Per non essere spettatori inerti. La lista delle conseguenze del conflitto in Ucraina non si esaurisce con questi dati: vi sono altri aspetti più generali, che ci interpellano direttamente e nei confronti dei quali si pone con maggiore forza l’interrogativo su come rispondere alla violenza distruttiva della guerra.

 Dare parole al discorso della pace. Tra le vittime della guerra vi è la stessa pace. Nel dibattitto pubblico italiano e internazionale, le voci impegnate a costruire occasioni di dialogo e percorsi di pace che prescindano dal ricorso alle armi sono sovente ignorate, considerate ingenue o tacciate di sostenere in modo più o meno palese l’aggressore russo. Al di là della valutazione che se ne può dare, la scelta ipocrita di ammantare l’aggressione militare con una motivazione umanitaria è un indice della forza che il tema dei diritti umani ha definitivamente acquisito, non solo nelle democrazie occidentali.

D’altronde, la strenua difesa del proprio Paese e della propria libertà da parte degli ucraini – al pari delle manifestazioni che da mesi si tengono in Iran – è la riprova che l’anelito e l’attaccamento a questi valori è talmente forte da accettare di rischiare la vita per difenderli o affermarli. Come possiamo tornare a prenderci cura delle nostre istituzioni democratiche, senza ripetere in modo automatico e acritico schemi del passato? Come possiamo amarle e farle evolvere al passo dei cambiamenti che avvengono nella società? La democrazia non è altro che un modo nonviolento di costruire e mantenere la pace sociale in un Paese.

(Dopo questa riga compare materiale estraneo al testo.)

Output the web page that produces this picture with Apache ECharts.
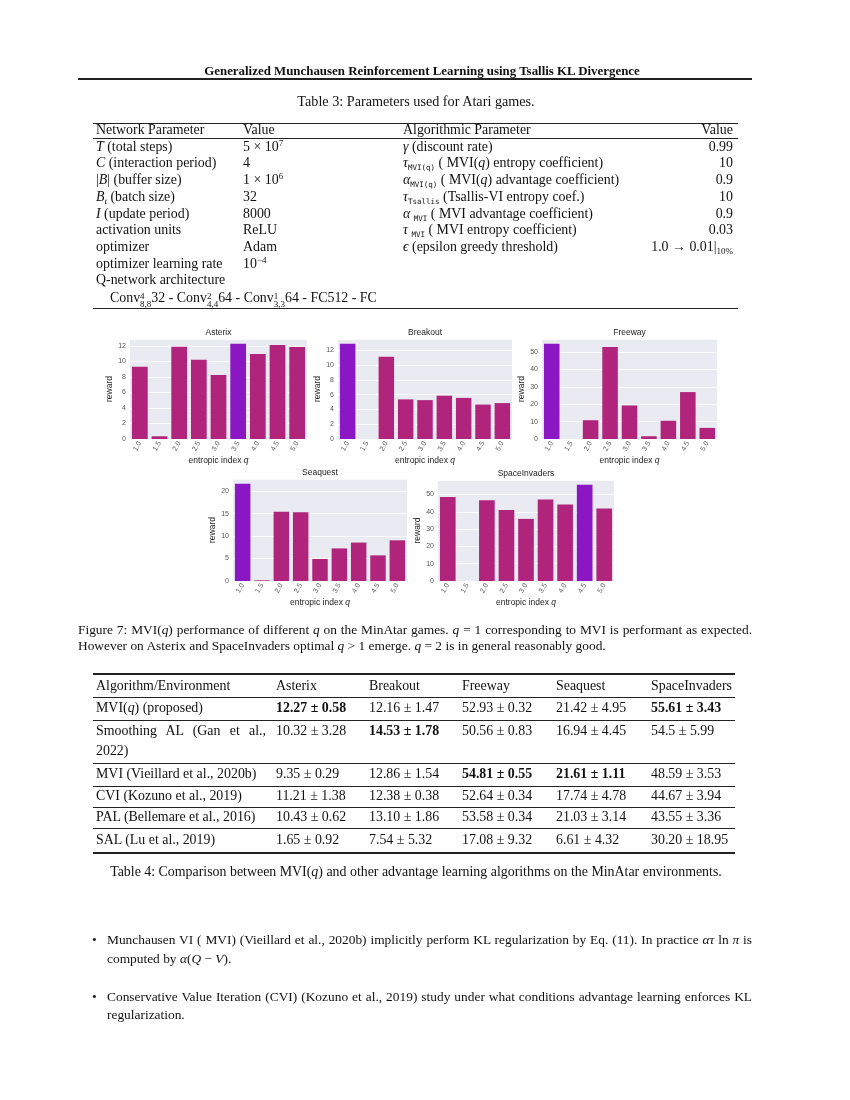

L’assetto mondiale da ridisegnare. L’anelito a superare la logica della violenza come soluzione ai conflitti si ritrova anche all’origine dell’ONU e di altre istituzioni internazionali, che oggi soffrono della crisi del sistema multilaterale. A questo proposito, nel discorso del 9 gennaio 2023 al corpo diplomatico accreditato presso la Santa Sede, papa Francesco richiamava l’urgenza di «una riforma degli organi che ne consentono il funzionamento, affinché siano realmente rappresentativi delle necessità e delle sensibilità di tutti i popoli […]. Su questo tema, da tempo al centro dell’attenzione internazionale, non si registrano effettivi passi in avanti. Lo scenario politico mondiale è profondamente mutato dalla fine della Guerra fredda, mentre le maggiori istituzioni internazionali, create nel mondo bipolare dei due blocchi contrapposti uscito dalla Seconda guerra mondiale, sono rimaste congelate nel passato per un gioco di veti reciproci e inerzie. Le implicazioni di politica internazionale del conflitto in Ucraina toccano pure l’Unione Europea, anch’essa nata come strumento per costruire la pace, che resta fondamentale se continua a restare fedele a quell’anelito. La cultura del dialogo indicata da papa Francesco, che deve riguardare tutti gli attori coinvolti (istituzioni internazionali, Stati, società civile), diventa feconda in questa prospettiva, anche per fare tesoro della lezione del passato che vede la nascita delle istituzioni internazionali come frutto di una collaborazione tra soggetti diversi per la gestione nonviolenta del conflitto. Questo accadrà sia se non riduciamo il conflitto in Ucraina alle nostre beghe nazionali (ad esempio, l’impatto del prezzo del gas), perché è indice di una autoreferenzialità poco lungimirante e incapace di tenere conto dello scenario più ampio di cui siamo parte (e in cui vi sono anche altre guerre), sia se non ci abituiamo alla distruzione e alla morte che sta seminando, se non acconsentiamo al pensiero che non vi sia un’alternativa alla guerra.